All this kumbayah occurred just a few weeks after a challenge to Pelosi’s leadership of the House Democratic caucus bubbled up and Trump responded by tweeting, “I certainly hope the Democrats do not force Nancy P out. That would be very bad for the Republican Party—and please let Cryin’ Chuck stay!”
But now Trump and Schumer were bro-bracing with smirks as bright as Broadway and Pelosi was noting how splendid it is that Sen. Schumer “can speak New York to the president” and avowing that “the president really cares about the Dreamers or he knows that he should care about the Dreamers.”
Any more of this and Trump will be able to run for re-election in 2020 as a Democrat.
“Public sentiment is everything,” Pelosi said Thursday, quoting a great Republican—Abraham Lincoln—while reporting that public sentiment has been firmly on the side of those 800,000 imperiled young people who were sneaked, swindled or smuggled into the United States as children. (Breitbart News, on the other hand, labels them “Obama’s Illegals,” even though most of them crossed the frontier during the presidency of George W. Bush.)
Indeed, in 1858 Lincoln had said of his allegedly pro-slavery rival for the U.S. Senate, Stephen A. Douglas, “Public sentiment is everything. With public sentiment, nothing can fail; without it nothing can succeed. Consequently he who moulds public sentiment, goes deeper than he who enacts statutes or pronounces decisions. He makes statutes and decisions possible or impossible to be executed.”
Douglas, Lincoln claimed, had personified his cause in himself. And so it has been with Donald Trump, at least with his core of Caucasian supporters who swept him to the nomination of a party to which he never truly sought to belong, and then sent him to Washington to blow the city—and what they see as a corrupt, complicit two-party system—to the sky, obliterating statute-enactors Schumer, Pelosi and Republican leaders Mitch McConnell and Paul Ryan with it.

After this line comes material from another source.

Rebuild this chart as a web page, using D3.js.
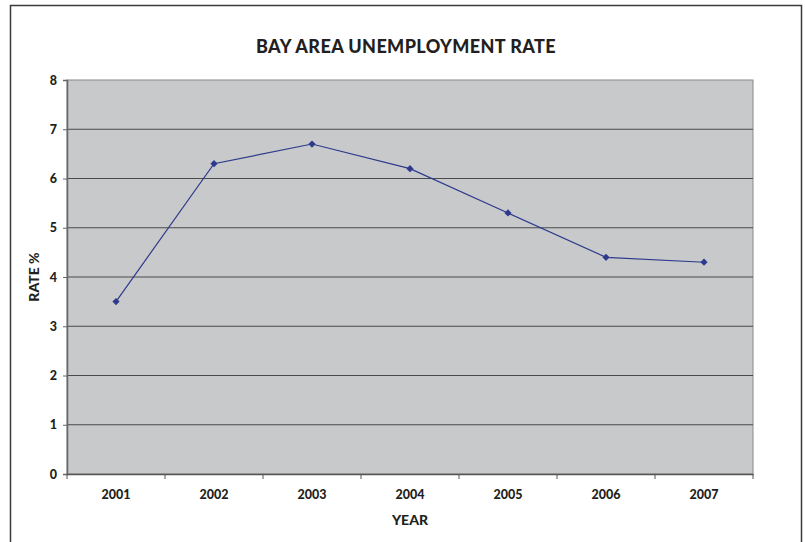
<!DOCTYPE html>
<html><head><meta charset="utf-8">
<script src="https://cdn.jsdelivr.net/npm/d3@7"></script>
<style>body{margin:0;background:#fff}svg{display:block}text{font-family:Lato,"Open Sans",sans-serif;font-weight:900;fill:#231f20}</style>
</head><body>
<svg id="c" width="805" height="542"></svg>
<script>
const years = ["2001","2002","2003","2004","2005","2006","2007"];
const rates = [3.5, 6.3, 6.7, 6.2, 5.3, 4.4, 4.3];
const yTicks = [0,1,2,3,4,5,6,7,8];
const title = "BAY AREA UNEMPLOYMENT RATE";
const xTitle = "YEAR";
const yTitle = "RATE %";

const svg = d3.select("#c");
const L=67, R=753, T=80, B=474;
svg.append("rect").attr("x",10.5).attr("y",5.5).attr("width",791).attr("height",545)
  .attr("fill","#fff").attr("stroke","#3a3a3a").attr("stroke-width",1.5);

const x = d3.scaleBand().domain(years).range([L,R]);
const y = d3.scaleLinear().domain([0,8]).range([B,T]);

svg.append("rect").attr("x",L).attr("y",T).attr("width",R-L).attr("height",B-T)
  .attr("fill","#c8c9cb").attr("stroke","#888").attr("stroke-width",1);

svg.append("g").selectAll("line").data(yTicks.slice(1,-1)).join("line")
  .attr("x1",L).attr("x2",R).attr("y1",d=>y(d)).attr("y2",d=>y(d))
  .attr("stroke","#4a4a4a").attr("stroke-width",1);

const yAxis = svg.append("g").attr("transform",`translate(${L},0)`)
  .call(d3.axisLeft(y).tickValues(yTicks).tickSize(4).tickPadding(6).tickFormat(d3.format("d")));
yAxis.select(".domain").attr("stroke","#666").attr("stroke-width",1.5);
yAxis.selectAll(".tick line").attr("stroke","#666");
yAxis.selectAll("text").attr("font-size",12.5).attr("font-family","Lato,sans-serif").attr("font-weight","900").attr("fill","#231f20");

const xAxis = svg.append("g").attr("transform",`translate(0,${B})`)
  .call(d3.axisBottom(x).tickSize(0).tickPadding(16));
xAxis.select(".domain").attr("stroke","#555").attr("stroke-width",1.5);
xAxis.selectAll("text").attr("font-size",12.5).attr("font-family","Lato,sans-serif").attr("font-weight","900").attr("fill","#231f20");
svg.append("g").selectAll("line").data(years.concat(["end"])).join("line")
  .attr("x1",(d,i)=>L+i*x.bandwidth()).attr("x2",(d,i)=>L+i*x.bandwidth())
  .attr("y1",B).attr("y2",B+5).attr("stroke","#555");

const line = d3.line().x((d,i)=>x(years[i])+x.bandwidth()/2).y(d=>y(d));
svg.append("path").datum(rates).attr("d",line).attr("fill","none")
  .attr("stroke","#2e3a8c").attr("stroke-width",1.2);
svg.append("g").selectAll("path").data(rates).join("path")
  .attr("d",d3.symbol(d3.symbolSquare,26))
  .attr("transform",(d,i)=>`translate(${x(years[i])+x.bandwidth()/2},${y(d)}) rotate(45)`)
  .attr("fill","#2e3a8c");

svg.append("text").attr("x",406).attr("y",53).attr("text-anchor","middle").attr("font-size",18).attr("letter-spacing",0.4).text(title);
svg.append("text").attr("x",410).attr("y",525).attr("text-anchor","middle").attr("font-size",14).text(xTitle);
svg.append("text").attr("transform","translate(39,277) rotate(-90)").attr("text-anchor","middle").attr("font-size",14).text(yTitle);
</script>
</body></html>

“Let’s hope this is a sign of something to come,” Pelosi enthused Thursday, having slain the dragon, at least for a few hours. “The world we live in is a giant kaleidoscope, turning one way and then the other.”
By Thursday afternoon, while the president stood in the East Room with the travel-ban-exempt Emir of Kuwait—another hereditary zillionaire who hit the Powerball the day he was born—the Senate already had passed the Schumer-Trump treaty. Meanwhile, the ultra-conservative Freedom Caucus of the House of Representatives was threatening to derail any further attempts by Trump at bipartisan comity, even though virtually every one of their home districts was carried by Trump last fall. (In that 1858 election, Douglas and his Democrats, backed by public sentiment, defeated Lincoln.)

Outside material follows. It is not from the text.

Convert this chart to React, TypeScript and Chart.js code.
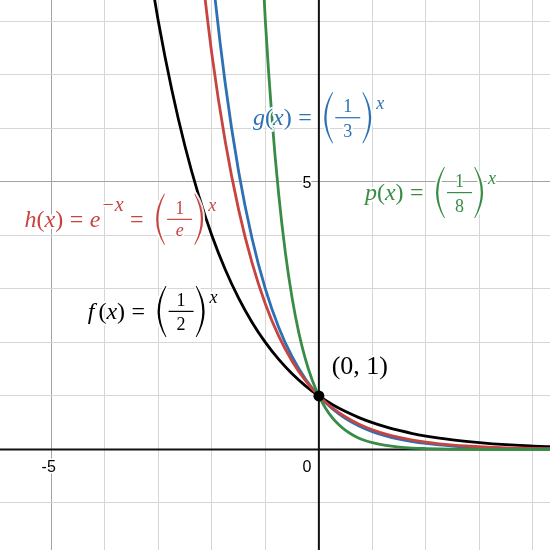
import React, { useEffect, useRef } from 'react';
import Chart from 'chart.js/auto';

// visible window (graph units)
const X_MIN = -5.96;
const X_MAX = 4.32;
const Y_MIN = -1.88;
const Y_MAX = 8.4;

const xTicks = [-5, -4, -3, -2, -1, 0, 1, 2, 3, 4];
const yTicks = [-1, 0, 1, 2, 3, 4, 5, 6, 7, 8];
const xTickLabels = [-5];
const yTickLabels = [5];
const originLabel = '0';

// f(x) = (1/2)^x
const fX = [-3.25, -3, -2.75, -2.5, -2.25, -2, -1.75, -1.5, -1.25, -1, -0.75, -0.5, -0.25, 0, 0.25, 0.5, 0.75, 1, 1.25, 1.5, 1.75, 2, 2.25, 2.5, 2.75, 3, 3.25, 3.5, 3.75, 4, 4.25, 4.5];
const fY = [9.514, 8, 6.727, 5.657, 4.757, 4, 3.364, 2.828, 2.378, 2, 1.682, 1.414, 1.189, 1, 0.841, 0.707, 0.595, 0.5, 0.42, 0.354, 0.297, 0.25, 0.21, 0.177, 0.149, 0.125, 0.105, 0.088, 0.074, 0.063, 0.053, 0.044];

// g(x) = (1/3)^x
const gX = [-2.25, -2, -1.75, -1.5, -1.25, -1, -0.75, -0.5, -0.25, 0, 0.25, 0.5, 0.75, 1, 1.25, 1.5, 1.75, 2, 2.25, 2.5, 2.75, 3, 3.25, 3.5, 3.75, 4, 4.25, 4.5];
const gY = [11.84, 9, 6.839, 5.196, 3.948, 3, 2.28, 1.732, 1.316, 1, 0.76, 0.577, 0.439, 0.333, 0.253, 0.192, 0.146, 0.111, 0.084, 0.064, 0.049, 0.037, 0.028, 0.021, 0.016, 0.012, 0.009, 0.007];

// h(x) = e^-x
const hX = [-2.25, -2, -1.75, -1.5, -1.25, -1, -0.75, -0.5, -0.25, 0, 0.25, 0.5, 0.75, 1, 1.25, 1.5, 1.75, 2, 2.25, 2.5, 2.75, 3, 3.25, 3.5, 3.75, 4, 4.25, 4.5];
const hY = [9.488, 7.389, 5.755, 4.482, 3.49, 2.718, 2.117, 1.649, 1.284, 1, 0.779, 0.607, 0.472, 0.368, 0.287, 0.223, 0.174, 0.135, 0.105, 0.082, 0.064, 0.05, 0.039, 0.03, 0.024, 0.018, 0.014, 0.011];

// p(x) = (1/8)^x
const pX = [-1.125, -1, -0.875, -0.75, -0.625, -0.5, -0.375, -0.25, -0.125, 0, 0.125, 0.25, 0.375, 0.5, 0.625, 0.75, 0.875, 1, 1.25, 1.5, 1.75, 2, 2.25, 2.5, 3, 3.5, 4, 4.5];
const pY = [10.375, 8, 6.169, 4.757, 3.668, 2.828, 2.181, 1.682, 1.297, 1, 0.771, 0.595, 0.459, 0.354, 0.273, 0.21, 0.162, 0.125, 0.074, 0.044, 0.026, 0.016, 0.009, 0.006, 0.002, 0.001, 0.0002, 0.0001];

// the marked point
const pointX = [0];
const pointY = [1];
const pointLabel = '(0, 1)';

const BLACK = '#000000';
const BLUE = '#2d70b3';
const RED = '#c74440';
const GREEN = '#388c46';

const SERIF = '"Liberation Serif", "Times New Roman", serif';
const SANS = '"Liberation Sans", Arial, sans-serif';

type Tok =
  | { t: 'v'; s: string }
  | { t: 'r'; s: string }
  | { t: 'k'; w: number }
  | { t: 'eq' }
  | { t: 'sup'; s: string; minus?: boolean; size?: number; gap?: number }
  | { t: 'pf'; num: string; den: string; denIt?: boolean };

const fn = (name: string, kern = 0): Tok[] => [
  { t: 'v', s: name },
  { t: 'k', w: kern },
  { t: 'r', s: '(' },
  { t: 'v', s: 'x' },
  { t: 'r', s: ')' },
  { t: 'eq' },
];

// label anchors: left edge and math-axis height, in graph units
const mathLabels: { x: number; y: number; color: string; toks: Tok[] }[] = [
  { x: -1.23, y: 6.2, color: BLUE, toks: [...fn('g'), { t: 'pf', num: '1', den: '3' }, { t: 'sup', s: 'x' }] },
  { x: 0.86, y: 4.8, color: GREEN, toks: [...fn('p'), { t: 'pf', num: '1', den: '8' }, { t: 'sup', s: 'x' }] },
  {
    x: -5.5, y: 4.3, color: RED,
    toks: [...fn('h'), { t: 'v', s: 'e' }, { t: 'sup', s: 'x', minus: true, size: 20, gap: 2 }, { t: 'eq' }, { t: 'pf', num: '1', den: 'e', denIt: true }, { t: 'sup', s: 'x' }],
  },
  { x: -4.32, y: 2.58, color: BLACK, toks: [...fn('f', 4), { t: 'pf', num: '1', den: '2' }, { t: 'sup', s: 'x' }] },
];

type Op =
  | { kind: 'text'; s: string; font: string; x: number; y: number }
  | { kind: 'paren'; x: number; y1: number; y2: number; left: boolean }
  | { kind: 'bar'; x1: number; x2: number; y: number };

function layoutMath(ctx: CanvasRenderingContext2D, x0: number, y0: number, toks: Tok[]): Op[] {
  const S = 24;
  const F = 18;
  const it = (n: number) => `italic ${n}px ${SERIF}`;
  const rm = (n: number) => `${n}px ${SERIF}`;
  const bb = (s: string, font: string) => {
    ctx.font = font;
    const m = ctx.measureText(s);
    return { w: m.width, a: m.actualBoundingBoxAscent, d: m.actualBoundingBoxDescent };
  };
  const eq = bb('=', rm(S));
  const base = y0 + (eq.a - eq.d) / 2;
  const ops: Op[] = [];
  let cx = x0;
  for (const k of toks) {
    if (k.t === 'v' || k.t === 'r') {
      const font = k.t === 'v' ? it(S) : rm(S);
      ops.push({ kind: 'text', s: k.s, font, x: cx, y: base });
      cx += bb(k.s, font).w;
    } else if (k.t === 'k') {
      cx += k.w;
    } else if (k.t === 'eq') {
      cx += 6.5;
      ops.push({ kind: 'text', s: '=', font: rm(S), x: cx, y: base });
      cx += eq.w + 6.5;
    } else if (k.t === 'sup') {
      const size = k.size ?? 18;
      cx += k.gap ?? 5;
      const xm = bb(k.s, it(size));
      const b = y0 - 13 + (xm.a - xm.d) / 2;
      if (k.minus) {
        const mm = bb('\u2212', rm(size));
        ops.push({ kind: 'text', s: '\u2212', font: rm(size), x: cx, y: b });
        cx += mm.w + 1;
      }
      ops.push({ kind: 'text', s: k.s, font: it(size), x: cx, y: b });
      cx += xm.w;
    } else if (k.t === 'pf') {
      cx += 6;
      ops.push({ kind: 'paren', x: cx, y1: y0 - 25.5, y2: y0 + 25.5, left: true });
      cx += 8 + 3;
      const denFont = k.denIt ? it(F) : rm(F);
      const n = bb(k.num, rm(F));
      const d = bb(k.den, denFont);
      const fw = Math.max(n.w, d.w) + 16;
      ops.push({ kind: 'bar', x1: cx, x2: cx + fw, y: y0 });
      ops.push({ kind: 'text', s: k.num, font: rm(F), x: cx + fw / 2 - n.w / 2, y: y0 - 12 + (n.a - n.d) / 2 });
      ops.push({ kind: 'text', s: k.den, font: denFont, x: cx + fw / 2 - d.w / 2, y: y0 + 12.5 + (d.a - d.d) / 2 });
      cx += fw + 3;
      ops.push({ kind: 'paren', x: cx, y1: y0 - 25.5, y2: y0 + 25.5, left: false });
      cx += 8;
    }
  }
  return ops;
}

function parenPath(ctx: CanvasRenderingContext2D, x: number, y1: number, y2: number, left: boolean) {
  const W = 8;
  const T = 2.3;
  const e = 0.9;
  const ym = (y1 + y2) / 2;
  ctx.beginPath();
  if (left) {
    const ex = x + W;
    ctx.moveTo(ex, y1);
    ctx.quadraticCurveTo(2 * x - ex, ym, ex, y2);
    ctx.lineTo(ex + e, y2);
    ctx.quadraticCurveTo(2 * (x + T) - (ex + e), ym, ex + e, y1);
  } else {
    const ex = x;
    const mx = x + W;
    ctx.moveTo(ex, y1);
    ctx.quadraticCurveTo(2 * mx - ex, ym, ex, y2);
    ctx.lineTo(ex - e, y2);
    ctx.quadraticCurveTo(2 * (mx - T) - (ex - e), ym, ex - e, y1);
  }
  ctx.closePath();
}

function paintOps(ctx: CanvasRenderingContext2D, ops: Op[], color: string) {
  ctx.textAlign = 'left';
  ctx.textBaseline = 'alphabetic';
  ctx.lineJoin = 'round';
  // white halo first, then ink
  for (const pass of ['halo', 'ink']) {
    for (const op of ops) {
      if (pass === 'halo') {
        ctx.strokeStyle = 'rgba(255,255,255,0.9)';
        ctx.lineWidth = 4;
      } else {
        ctx.fillStyle = color;
      }
      if (op.kind === 'text') {
        ctx.font = op.font;
        if (pass === 'halo') ctx.strokeText(op.s, op.x, op.y);
        else ctx.fillText(op.s, op.x, op.y);
      } else if (op.kind === 'paren') {
        parenPath(ctx, op.x, op.y1, op.y2, op.left);
        if (pass === 'halo') ctx.stroke();
        else ctx.fill();
      } else {
        if (pass === 'halo') ctx.strokeRect(op.x1, op.y - 0.6, op.x2 - op.x1, 1.2);
        else ctx.fillRect(op.x1, op.y - 0.6, op.x2 - op.x1, 1.2);
      }
    }
  }
}

const gridColor = (c: any) => {
  const v = c.tick?.value;
  if (v === 0) return 'rgba(0,0,0,0)';
  return v % 5 === 0 ? '#a3a3a3' : '#d6d6d6';
};

const desmosOverlay = {
  id: 'desmosOverlay',
  beforeDatasetsDraw(chart: any) {
    const { ctx, chartArea, scales } = chart;
    const x0 = scales.x.getPixelForValue(0);
    const y0 = scales.y.getPixelForValue(0);
    ctx.save();
    ctx.strokeStyle = '#111';
    ctx.lineWidth = 2;
    ctx.beginPath();
    ctx.moveTo(chartArea.left, y0);
    ctx.lineTo(chartArea.right, y0);
    ctx.moveTo(x0, chartArea.top);
    ctx.lineTo(x0, chartArea.bottom);
    ctx.stroke();

    // tick numbers
    ctx.font = `16px ${SANS}`;
    ctx.lineJoin = 'round';
    const put = (s: string, x: number, cy: number) => {
      const m = ctx.measureText(s);
      const b = cy + (m.actualBoundingBoxAscent - m.actualBoundingBoxDescent) / 2;
      ctx.textAlign = 'left';
      ctx.strokeStyle = '#fff';
      ctx.lineWidth = 3;
      ctx.strokeText(s, x, b);
      ctx.fillStyle = '#000';
      ctx.fillText(s, x, b);
    };
    for (const v of xTickLabels) {
      const s = String(v);
      const digits = ctx.measureText(String(Math.abs(v))).width;
      const full = ctx.measureText(s).width;
      const px = scales.x.getPixelForValue(v);
      put(s, px + digits / 2 - full, y0 + 17);
    }
    for (const v of yTickLabels) {
      const s = String(v);
      const full = ctx.measureText(s).width;
      put(s, x0 - 7.5 - full, scales.y.getPixelForValue(v));
    }
    put(originLabel, x0 - 7.5 - ctx.measureText(originLabel).width, y0 + 17);
    ctx.restore();
  },
  afterDatasetsDraw(chart: any) {
    const { ctx, scales } = chart;
    ctx.save();
    for (const lab of mathLabels) {
      const ops = layoutMath(ctx, scales.x.getPixelForValue(lab.x), scales.y.getPixelForValue(lab.y), lab.toks);
      paintOps(ctx, ops, lab.color);
    }
    // point label
    const font = `26px ${SERIF}`;
    ctx.font = font;
    const m = ctx.measureText('(');
    const cy = scales.y.getPixelForValue(1.52);
    const base = cy + (m.actualBoundingBoxAscent - m.actualBoundingBoxDescent) / 2;
    paintOps(ctx, [{ kind: 'text', s: pointLabel, font, x: scales.x.getPixelForValue(0.24), y: base }], BLACK);
    ctx.restore();
  },
};

const pts = (xs: number[], ys: number[]) => xs.map((x, i) => ({ x, y: ys[i] }));

const curve = (label: string, xs: number[], ys: number[], color: string, order: number) => ({
  label,
  data: pts(xs, ys),
  showLine: true,
  borderColor: color,
  backgroundColor: color,
  borderWidth: 2.8,
  pointRadius: 0,
  cubicInterpolationMode: 'monotone' as const,
  order,
});

export default function App() {
  const canvasRef = useRef<HTMLCanvasElement>(null);
  const chartRef = useRef<Chart | null>(null);

  useEffect(() => {
    if (!canvasRef.current) return;
    if (chartRef.current) chartRef.current.destroy();

    chartRef.current = new Chart(canvasRef.current, {
      type: 'scatter',
      data: {
        datasets: [
          {
            label: 'point',
            data: pts(pointX, pointY),
            showLine: false,
            pointRadius: 5.5,
            pointBackgroundColor: BLACK,
            pointBorderColor: BLACK,
            pointBorderWidth: 0,
            order: 0,
          },
          curve('p', pX, pY, GREEN, 1),
          curve('h', hX, hY, RED, 2),
          curve('g', gX, gY, BLUE, 3),
          curve('f', fX, fY, BLACK, 4),
        ],
      },
      options: {
        animation: false,
        responsive: false,
        layout: { padding: 0, autoPadding: false },
        plugins: {
          legend: { display: false },
          tooltip: { enabled: false },
        },
        scales: {
          x: {
            type: 'linear',
            min: X_MIN,
            max: X_MAX,
            afterBuildTicks: (s: any) => {
              s.ticks = xTicks.map((value) => ({ value }));
            },
            ticks: { display: false },
            grid: { drawTicks: false, color: gridColor, lineWidth: 1 },
            border: { display: false },
          },
          y: {
            type: 'linear',
            min: Y_MIN,
            max: Y_MAX,
            afterBuildTicks: (s: any) => {
              s.ticks = yTicks.map((value) => ({ value }));
            },
            ticks: { display: false },
            grid: { drawTicks: false, color: gridColor, lineWidth: 1 },
            border: { display: false },
          },
        },
      },
      plugins: [desmosOverlay],
    } as any);

    return () => {
      if (chartRef.current) {
        chartRef.current.destroy();
        chartRef.current = null;
      }
    };
  }, []);

  return (
    <div style={{ position: 'fixed', left: 0, top: 0, width: 550, height: 550, background: '#fff' }}>
      <canvas ref={canvasRef} width={550} height={550} />
    </div>
  );
}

Trump and Schumer continued their collaborations on Thursday, expressing their shared desire to end periodic “fiscal cliff” negotiations in Congress forever by removing the ceiling on the national debt altogether, a stance that negates everything that the Republican Party has stood for since the ascent of the Tea Party/hell-no faction in 2010.
Republican leaders were reported to be livid at Trump’s performance as a one-man hurricane season, even as Houston began its reconstruction—much of it, most likely, to be performed by undocumented Latino workers, the parents of the Dreamers—and as Irma was gunning for Mar-a-Lago, the president’s Palm Beach seaside resort. (Donald Trump, Jr., this same day, was being interviewed behind closed doors by members of a Senate panel who are looking into his now-infamous meeting with a Russian lawyer who claimed to have dirt on the Dems.)
It was those Biblical wind-and-rainstorms, not a presidential crossing of the Oval Office floor, Ryan told correspondents Thursday, that led to Trump’s literal and figurative embrace of the Democrats’ proposal.
“The President made it really clear what he was aiming for was a bipartisan moment while the country is facing two horrible hurricanes,” the Speaker of the House postured, speaking from the same lectern vacated by Nancy Pelosi moments earlier, trying to look as un-livid as possible, while wearing a necktie of perfect Hillary Clinton blue.
Ryan said that he and Sen. McConnell acceded to the agreement, not wanting to provoke a contumacious floor fight at “a moment of national crisis,” as if every moment since Trump’s inauguration hasn’t been.
“I know there’s a lot of interpretation about the meeting yesterday,” Ryan said. “Isn’t a good thing that congressional leaders talk?”